Mechanics’ Lien Risk

Even when you’ve paid the contractor in full, subcontractors and material suppliers who didn’t receive payment can file a mechanics’ lien against your property. A lien clouds your title and can prevent you from selling or refinancing until it’s resolved. In the worst case, the lienholder can force a sale. Collecting signed lien waivers with every draw payment is your primary defense. Some lenders require these waivers before releasing funds, but if yours doesn’t, insist on them anyway.

Projects That Typically Qualify

Contractor financing covers most types of residential improvement work. Kitchen and bathroom remodels are the most common projects funded this way, followed by roof replacements, HVAC system upgrades, room additions, and window or siding replacement. Foundation repair, plumbing and electrical overhauls, and accessibility modifications also qualify through most programs. Extensive landscaping and outdoor living spaces like decks and patios are eligible with many lenders, though some restrict financing to work that’s attached to the structure.

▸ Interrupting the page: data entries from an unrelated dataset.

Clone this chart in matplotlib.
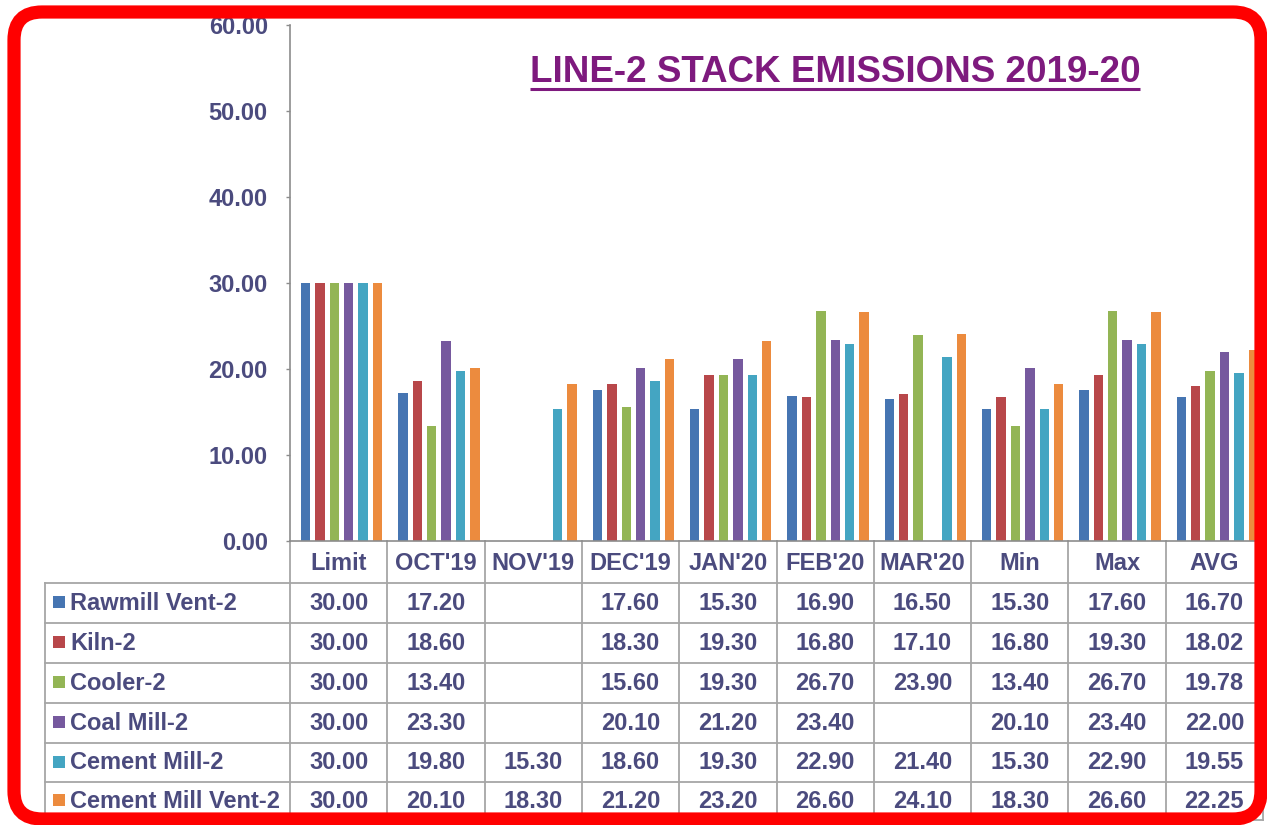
import numpy as np
import matplotlib
matplotlib.use('Agg')
import matplotlib.pyplot as plt
from matplotlib.patches import FancyBboxPatch, Rectangle

# ---------------- data ----------------
categories = ["Limit", "OCT'19", "NOV'19", "DEC'19", "JAN'20", "FEB'20",
              "MAR'20", "Min", "Max", "AVG"]
series_names = ["Rawmill Vent-2", "Kiln-2", "Cooler-2", "Coal Mill-2",
                "Cement Mill-2", "Cement Mill Vent-2"]
nan = np.nan
rawmill_vent = [30.00, 17.20, nan, 17.60, 15.30, 16.90, 16.50, 15.30, 17.60, 16.70]
kiln = [30.00, 18.60, nan, 18.30, 19.30, 16.80, 17.10, 16.80, 19.30, 18.02]
cooler = [30.00, 13.40, nan, 15.60, 19.30, 26.70, 23.90, 13.40, 26.70, 19.78]
coal_mill = [30.00, 23.30, nan, 20.10, 21.20, 23.40, nan, 20.10, 23.40, 22.00]
cement_mill = [30.00, 19.80, 15.30, 18.60, 19.30, 22.90, 21.40, 15.30, 22.90, 19.55]
cement_mill_vent = [30.00, 20.10, 18.30, 21.20, 23.20, 26.60, 24.10, 18.30, 26.60, 22.25]
yticks = [0, 10, 20, 30, 40, 50, 60]
title = "LINE-2 STACK EMISSIONS 2019-20"

series = [rawmill_vent, kiln, cooler, coal_mill, cement_mill, cement_mill_vent]
colors = ['#4675B2', '#B8474A', '#93B555', '#76599E', '#44A5C2', '#EC8B3E']
text_color = '#4B4B7E'
grid_color = '#A6A6A6'
FONT = 'Liberation Sans'

W, H = 1267, 825
fig = plt.figure(figsize=(W / 100, H / 100), dpi=100)
fig.patch.set_facecolor('white')

# overlay axes in pixel coordinates (y downward) for table & title
ov = fig.add_axes([0, 0, 1, 1], zorder=0)
ov.set_xlim(0, W)
ov.set_ylim(H, 0)
ov.axis('off')

# main bar axes
ax_left, ax_right = 290, 290 + 10 * 97.3
ax_bottom, ax_top = 541, 25
ax = fig.add_axes([ax_left / W, (H - ax_bottom) / H,
                   (ax_right - ax_left) / W, (ax_bottom - ax_top) / H], zorder=1)
ax.patch.set_alpha(0)
n = len(categories)
x = np.arange(n)
pitch, bw = 0.148, 0.096
for i, (vals, c) in enumerate(zip(series, colors)):
    ax.bar(x + 0.03 + (i - 2.5) * pitch, vals, width=bw, color=c, zorder=2)
ax.set_xlim(-0.5, n - 0.5)
ax.set_ylim(0, 60)
ax.set_yticks(yticks)
ax.set_yticklabels([f"{v:.2f}" for v in yticks], fontsize=17, fontweight='bold',
                   color=text_color, fontfamily=FONT)
ax.set_xticks([])
for s in ['top', 'right']:
    ax.spines[s].set_visible(False)
for s in ['left', 'bottom']:
    ax.spines[s].set_color('#8C8C8C')
    ax.spines[s].set_linewidth(1.2)
ax.tick_params(axis='y', direction='out', length=3, width=1, color='#8C8C8C', pad=13)

# ---------------- data table ----------------
def px_x(v):
    return ax.transData.transform((v, 0))[0]

bounds = [px_x(i - 0.5) for i in range(n + 1)]
centers = [px_x(i) for i in range(n)]
table_left = 45
row_lines = [583, 623, 663, 703, 743, 782, 820]
header_cy = 563
row_cy = [(row_lines[k] + row_lines[k + 1]) / 2 for k in range(len(series))]

for yl in row_lines:
    ov.plot([table_left, bounds[-1]], [yl, yl], color=grid_color, lw=1.3, zorder=1)
ov.plot([table_left, table_left], [row_lines[0], row_lines[-1]], color=grid_color, lw=1.3)
for bx in bounds:
    ov.plot([bx, bx], [ax_bottom, row_lines[-1]], color=grid_color, lw=1.3)

tkw = dict(fontsize=17, fontweight='bold', color=text_color, fontfamily=FONT)
for cx, lab in zip(centers, categories):
    ov.text(cx, header_cy, lab, ha='center', va='center', **tkw)

for k, (name, vals, c) in enumerate(zip(series_names, series, colors)):
    cy = row_cy[k]
    ov.add_patch(Rectangle((53, cy - 7), 12, 12, facecolor=c, edgecolor='none'))
    ov.text(70, cy, name, ha='left', va='center', **tkw)
    for cx, v in zip(centers, vals):
        if not np.isnan(v):
            ov.text(cx, cy, f"{v:.2f}", ha='center', va='center', **tkw)

# ---------------- title ----------------
t = ov.text(835, 72, title, ha='center', va='center', fontsize=26.5,
            fontweight='bold', color='#7E1A7E', fontfamily=FONT)
fig.canvas.draw()
bb = t.get_window_extent()
ov.plot([bb.x0, bb.x1], [89, 89], color='#7E1A7E', lw=2.2, solid_capstyle='butt')

# ---------------- red rounded frame ----------------
top = fig.add_axes([0, 0, 1, 1], zorder=5)
top.set_xlim(0, W)
top.set_ylim(H, 0)
top.axis('off')
top.patch.set_alpha(0)
frame = FancyBboxPatch((14, 12), 1247, 807, boxstyle="round,pad=0,rounding_size=28",
                       facecolor='none', edgecolor='#FF0000', linewidth=9.5)
top.add_patch(frame)

fig.savefig('out.png', dpi=100, facecolor='white')
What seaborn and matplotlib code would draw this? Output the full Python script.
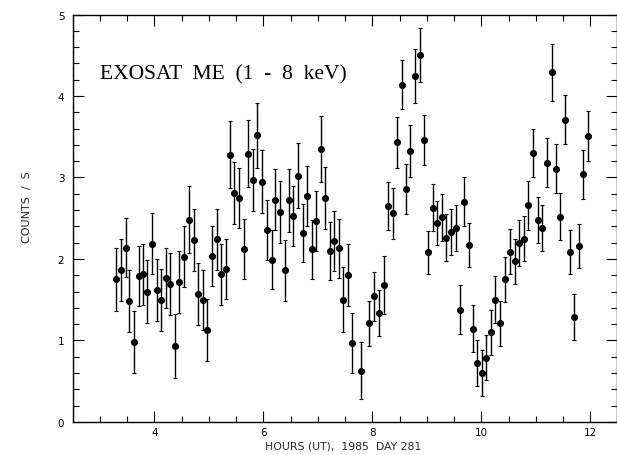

If your project involves energy-efficient upgrades — heat pumps, high-efficiency windows, insulation — note that the federal Energy Efficient Home Improvement Credit expired at the end of 2025.10Internal Revenue Service. Energy Efficient Home Improvement Credit If you completed qualifying work before January 1, 2026, you can still claim the credit on your 2025 tax return, with annual limits of $1,200 for most improvements and $2,000 for heat pumps and qualifying water heaters. For 2026 projects, no equivalent federal tax credit is currently available, so factor the full cost into your financing calculations.